Смеемся мы, конечно, над собой. У всего в нашей жизни есть цель — камни нужны, фонарь нужен. Но зачем это все, вместе? Неужели наша жизнь — вроде черной коробочки из игрушечной лавки? Она и трещит, и пищит, и огоньки загораются, пока не иссякнет батарейка. «Много слов и страсти...» Неужели вот это — мы?
Выберите как-нибудь час и посидите у моста, где едет много машин, пока грохот не воцарится в вашей душе. Потом, когда все покажется нужным, необходимым, разумным, проснитесь и спросите: «А зачем? Зачем тут мост?

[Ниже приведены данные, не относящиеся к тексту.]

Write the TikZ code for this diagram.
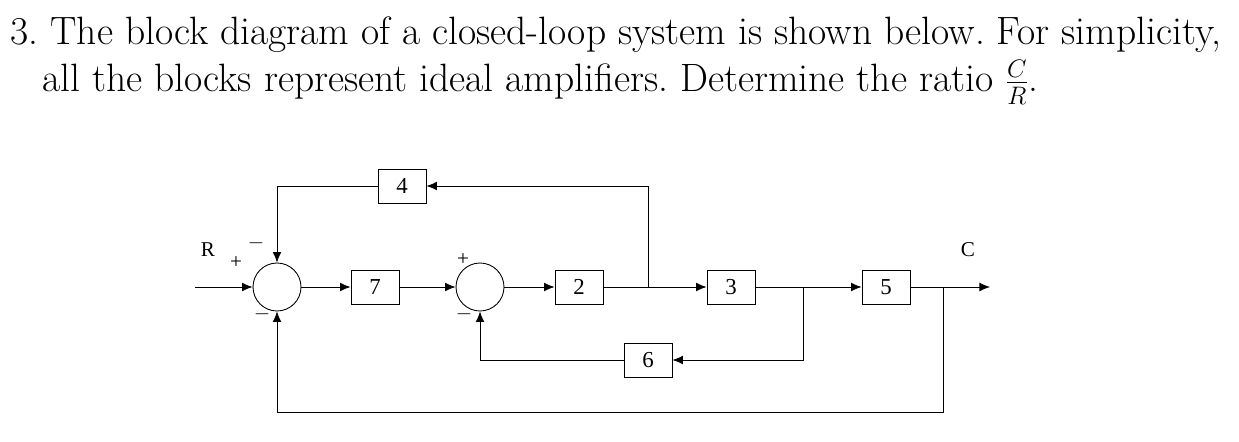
\documentclass[tikz,border=0pt]{standalone}
\usepackage{fontspec}
\newfontfamily\tms{Liberation Serif}
\usetikzlibrary{arrows.meta}
\begin{document}
\begin{tikzpicture}[x=0.02cm,y=-0.02cm,
  blk/.style={draw,minimum width=0.96cm,minimum height=0.68cm,inner sep=0pt,font=\fontsize{13}{14}\selectfont\tms},
  sum/.style={draw,circle,minimum size=0.96cm,inner sep=0pt},
  lbl/.style={font=\fontsize{12}{13}\selectfont\tms,inner sep=0pt},
  ar/.style={-{Latex[length=6pt,width=5pt]}},
  line width=0.5pt]
\useasboundingbox (0,0) rectangle (1239,442);
\node[anchor=west,font=\fontsize{22.5}{26}\selectfont,inner sep=0pt] (t1) at (10,35) {3.\ The block diagram of a closed-loop system is shown below.\ For simplicity,};
\node[anchor=west,font=\fontsize{22.5}{26}\selectfont,inner sep=0pt] (t2) at (42,82) {all the blocks represent ideal amplifiers.\ Determine the ratio $\frac{C}{R}$.};
\node[sum] (s1) at (277,287) {};
\node[sum] (s2) at (480,287) {};
\node[blk] (b7) at (375,287) {7};
\node[blk] (b2) at (579,287) {2};
\node[blk] (b3) at (731,287) {3};
\node[blk] (b5) at (886,287) {5};
\node[blk] (b4) at (402,186) {4};
\node[blk] (b6) at (648,360) {6};
\coordinate (in) at (195,287);
\coordinate (out) at (990,287);
\coordinate (p1) at (648,287);
\coordinate (p2) at (803,287);
\coordinate (p3) at (943,287);
\draw[ar] (in) -- (s1);
\draw[ar] (s1) -- (b7);
\draw[ar] (b7) -- (s2);
\draw[ar] (s2) -- (b2);
\draw[ar] (b2) -- (b3);
\draw[ar] (b3) -- (b5);
\draw[ar] (b5) -- (out);
\draw[ar] (p1) |- (b4);
\draw[ar] (b4) -| (s1);
\draw[ar] (p2) |- (b6);
\draw[ar] (b6) -| (s2);
\draw[ar] (p3) |- (277,412) -- (s1);
\node[lbl] (R) at (208,250) {R};
\node[lbl] (C) at (968,250) {C};
\node[lbl] (pa) at (236,263) {+};
\node[lbl] (ma) at (256,243) {$-$};
\node[lbl] (mb) at (262,314) {$-$};
\node[lbl] (pc) at (463,260) {+};
\node[lbl] (md) at (464,314) {$-$};
\end{tikzpicture}
\end{document}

Ну как же, люди едут утром из предместий в город, вечером — обратно. — Зачем они едут в город? — Работать. — Что ж они делают? — Много полезного. — А что конкретней? — Есть финансисты, архитекторы, полисмены, рабочие... — Нет, что они делают? — Ну, финансисты дают деньги, чтобы строить мост, архитекторы его проектируют, рабочие строят, полисмены охраняют...» Видите? Фонарь —из-за камней, камни — для фонаря.
Неужели это все? Для чего все это? Мост — средство; для какой цели? Построить больше мостов? Создать больше средств? Нет, для чего это? Для чего мы живем? Чего хотим?